Przemysław Urbański

Personal information
- Full name: Przemysław Urbański
- Date of birth: 4 January 1982 (age 43)
- Place of birth: Lubań, Poland
- Height: 1.70 m (5 ft 7 in)
- Position(s): Forward

Youth career
- –2001: Lechia Gdańsk

Senior career*
- Years: Team / Apps / (Gls)
- 2001–2004: Lechia Gdańsk / 71 / (21)
- 2005: Unia Tczew / 13 / (0)
- 2005–2007: Czarni Pruszcz Gdański
- Bałtyk Gdynia
- GKS Kowale

= Przemysław Urbański =

Polish footballer (born 1982)

Przemysław Urbański (born 4 January 1982) is a Polish footballer who played as a forward.

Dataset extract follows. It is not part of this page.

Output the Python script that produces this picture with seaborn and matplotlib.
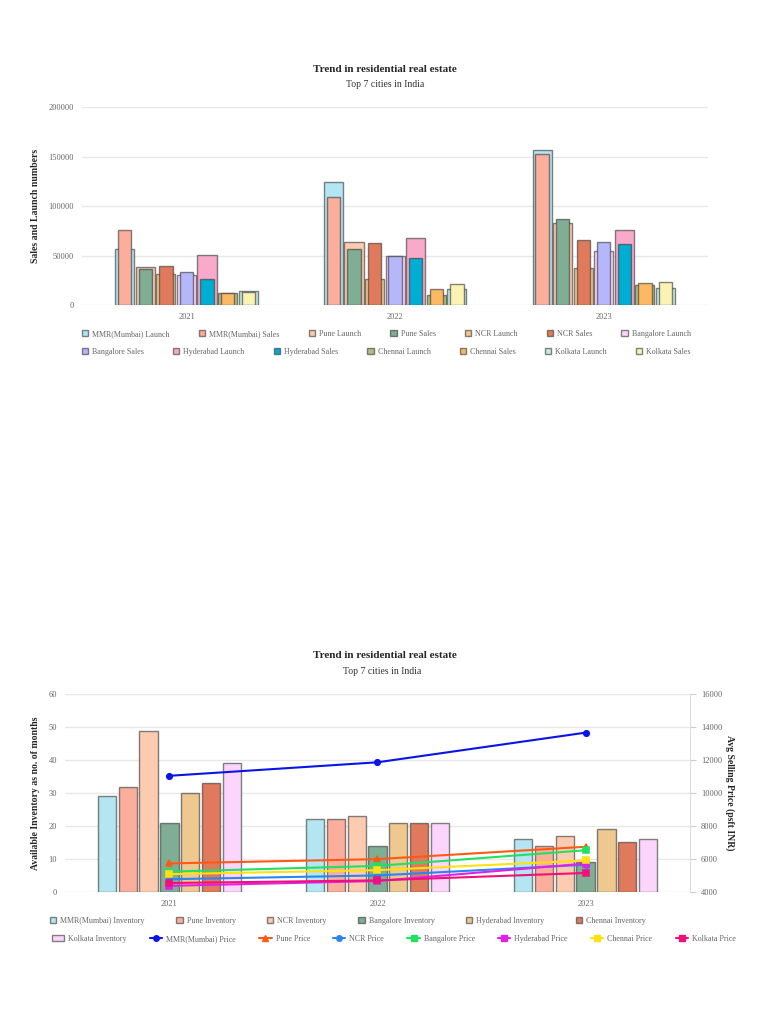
import numpy as np
import pandas as pd
import matplotlib
matplotlib.use("Agg")
import matplotlib.pyplot as plt
from matplotlib.patches import Patch
from matplotlib.lines import Line2D
import seaborn as sns

# ---- datos ----
years = ["2021", "2022", "2023"]
cities = ["MMR(Mumbai)", "Pune", "NCR", "Bangalore", "Hyderabad", "Chennai", "Kolkata"]

# lanzamientos / ventas por ciudad (2021, 2022, 2023)
mmr_launch = [57000, 124000, 157000]
mmr_sales = [76000, 109000, 153000]
pune_launch = [39000, 64000, 83000]
pune_sales = [36000, 57000, 87000]
ncr_launch = [31000, 26000, 37000]
ncr_sales = [40000, 63000, 66000]
blr_launch = [30000, 50000, 54500]
blr_sales = [33000, 49500, 64000]
hyd_launch = [51000, 68000, 76000]
hyd_sales = [26000, 47500, 62000]
che_launch = [12500, 10000, 20000]
che_sales = [12500, 16000, 22000]
kol_launch = [14000, 16000, 17000]
kol_sales = [13500, 21000, 23000]

# inventario en meses
mmr_inv = [29, 22, 16]
pune_inv = [32, 22, 14]
ncr_inv = [49, 23, 17]
blr_inv = [21, 14, 9]
hyd_inv = [30, 21, 19]
che_inv = [33, 21, 15]
kol_inv = [39, 21, 16]

# precio medio (psft INR)
mmr_price = [11050, 11870, 13670]
pune_price = [5730, 5990, 6740]
ncr_price = [4770, 5000, 5650]
blr_price = [5230, 5580, 6530]
hyd_price = [4370, 4660, 5720]
che_price = [5080, 5320, 5910]
kol_price = [4540, 4700, 5150]

launch = [mmr_launch, pune_launch, ncr_launch, blr_launch, hyd_launch, che_launch, kol_launch]
sales = [mmr_sales, pune_sales, ncr_sales, blr_sales, hyd_sales, che_sales, kol_sales]
inventory = [mmr_inv, pune_inv, ncr_inv, blr_inv, hyd_inv, che_inv, kol_inv]
prices = [mmr_price, pune_price, ncr_price, blr_price, hyd_price, che_price, kol_price]

launch_colors = ["#b3e5f2", "#fdcbb0", "#eec88f", "#fcd5fc", "#f9aacb", "#abc37c", "#c4ebe6"]
sales_colors = ["#fbae9b", "#7fae94", "#e07a5c", "#b5b7fa", "#00aed3", "#fcb862", "#fcf2b4"]
inv_colors = ["#b3e5f2", "#fbae9b", "#fdcbb0", "#7fae94", "#eec88f", "#e07a5c", "#fcd5fc"]
price_colors = ["#0a14e6", "#ff5a14", "#2a86f0", "#22e060", "#e020e8", "#ffe010", "#f0107a"]
price_markers = ["o", "^", "o", "s", "s", "s", "s"]


def long_table(values, col):
    rows = []
    for c, vals in zip(cities, values):
        for y, v in zip(years, vals):
            rows.append({"year": y, "city": c, col: v})
    return pd.DataFrame(rows)


df_launch = long_table(launch, "value")
df_sales = long_table(sales, "value")
df_inv = long_table(inventory, "value")
df_price = long_table(prices, "price")

sns.set_style("white")
plt.rcParams["font.family"] = ["Liberation Serif", "DejaVu Serif"]

fig = plt.figure(figsize=(7.68, 10.24), dpi=100)
edge = (0.25, 0.25, 0.25, 0.65)
grey = "#666666"

# ---- grafica superior ----
ax1 = fig.add_axes([0.107, 0.702, 0.815, 0.1935])
sns.barplot(data=df_launch, x="year", y="value", hue="city", hue_order=cities,
            palette=dict(zip(cities, launch_colors)), width=0.69, gap=0.07, saturation=1,
            edgecolor=edge, linewidth=1, legend=False, ax=ax1, zorder=2)
sns.barplot(data=df_sales, x="year", y="value", hue="city", hue_order=cities,
            palette=dict(zip(cities, sales_colors)), width=0.69, gap=0.35, saturation=1,
            edgecolor=edge, linewidth=1, legend=False, ax=ax1, zorder=3)
ax1.set_ylim(0, 200000)
ax1.set_yticks([0, 50000, 100000, 150000, 200000])
ax1.set_xlabel("")
ax1.set_ylabel("Sales and Launch numbers", fontsize=7, fontweight="bold")
ax1.yaxis.set_label_coords(-0.067, 0.5)
ax1.grid(axis="y", color="#e8e8e8", linewidth=1, zorder=0)
ax1.set_axisbelow(True)
for s in ax1.spines.values():
    s.set_visible(False)
ax1.tick_params(axis="both", labelsize=6, colors=grey, length=0, pad=6)

fig.text(0.501, 0.9326, "Trend in residential real estate", ha="center", va="center",
         fontsize=8, fontweight="bold")
fig.text(0.501, 0.917, "Top 7 cities in India", ha="center", va="center", fontsize=7, color="#333333")

handles = []
for c, lc, sc in zip(cities, launch_colors, sales_colors):
    handles.append(Patch(facecolor=lc, edgecolor=edge, label=c + " Launch"))
    handles.append(Patch(facecolor=sc, edgecolor=edge, label=c + " Sales"))
leg_kw = dict(frameon=False, fontsize=5.8, labelcolor=grey, handlelength=0.8, handleheight=0.8,
              handletextpad=0.5, columnspacing=3.6, loc="center")
fig.legend(handles=handles[:7], ncol=7, bbox_to_anchor=(0.503, 1 - 334 / 1024), **leg_kw)
fig.legend(handles=handles[7:], ncol=7, bbox_to_anchor=(0.503, 1 - 352 / 1024), **leg_kw)

# ---- grafica inferior ----
ax3 = fig.add_axes([0.085, 0.129, 0.813, 0.193])
sns.barplot(data=df_inv, x="year", y="value", hue="city", hue_order=cities,
            palette=dict(zip(cities, inv_colors)), width=0.7, gap=0.12, saturation=1,
            edgecolor=edge, linewidth=1, legend=False, ax=ax3, zorder=2)
ax3.set_ylim(0, 60)
ax3.set_yticks(range(0, 61, 10))
ax3.set_xlabel("")
ax3.set_ylabel("Available Inventory as no. of months", fontsize=7, fontweight="bold")
ax3.yaxis.set_label_coords(-0.04, 0.5)
ax3.grid(axis="y", color="#e8e8e8", linewidth=1, zorder=0)
ax3.set_axisbelow(True)
for s in ax3.spines.values():
    s.set_visible(False)
ax3.tick_params(axis="both", labelsize=6, colors=grey, length=0, pad=6)

ax4 = ax3.twinx()
sns.pointplot(data=df_price, x="year", y="price", hue="city", hue_order=cities,
              palette=dict(zip(cities, price_colors)), markers=price_markers,
              linestyles="-", errorbar=None, dodge=False, markersize=4, linewidth=1.5,
              legend=False, ax=ax4)
ax4.set_ylim(4000, 16000)
ax4.set_yticks(range(4000, 16001, 2000))
ax4.grid(False)
ax4.set_ylabel("Avg Selling Price (psft INR)", fontsize=7, fontweight="bold", rotation=-90)
ax4.yaxis.set_label_coords(1.072, 0.5)
for k, s in ax4.spines.items():
    s.set_visible(k == "right")
ax4.spines["right"].set_color("#dddddd")
ax4.tick_params(axis="y", labelsize=6, colors=grey, length=4, pad=4)
ax4.tick_params(axis="y", color="#cccccc")

fig.text(0.501, 0.3594, "Trend in residential real estate", ha="center", va="center",
         fontsize=8, fontweight="bold")
fig.text(0.498, 0.3447, "Top 7 cities in India", ha="center", va="center", fontsize=7, color="#333333")

inv_handles = [Patch(facecolor=c, edgecolor=edge, label=n + " Inventory") for n, c in zip(cities, inv_colors)]
price_handles = [Line2D([0], [0], color=c, marker=m, markersize=4, linewidth=1.5, label=n + " Price")
                 for n, c, m in zip(cities, price_colors, price_markers)]
leg_kw2 = dict(frameon=False, fontsize=5.8, labelcolor=grey, handleheight=0.8,
               handletextpad=0.5, loc="center")
fig.legend(handles=inv_handles[:6], ncol=6, bbox_to_anchor=(348 / 768, 1 - 921 / 1024),
           handlelength=0.8, columnspacing=3.9, **leg_kw2)
row2 = inv_handles[6:] + price_handles
fig.legend(handles=row2, ncol=8, bbox_to_anchor=(394 / 768, 1 - 939 / 1024),
           handlelength=1.5, columnspacing=2.9, **leg_kw2)

fig.savefig("out.png", dpi=100, facecolor="white")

Urbański played his football in the Pomeranian region of Poland, starting his career with Lechia Gdańsk, also playing for Unia Tczew, Czarni Pruszcz Gdański, Bałtyk Gdynia, and GKS Kowale. Since retiring from football Urbański has moved into a coaching role at Lechia Gdańsk working with the Lechia Gdańsk academy. Urbański is the father of professional Polish football player Kacper Urbański.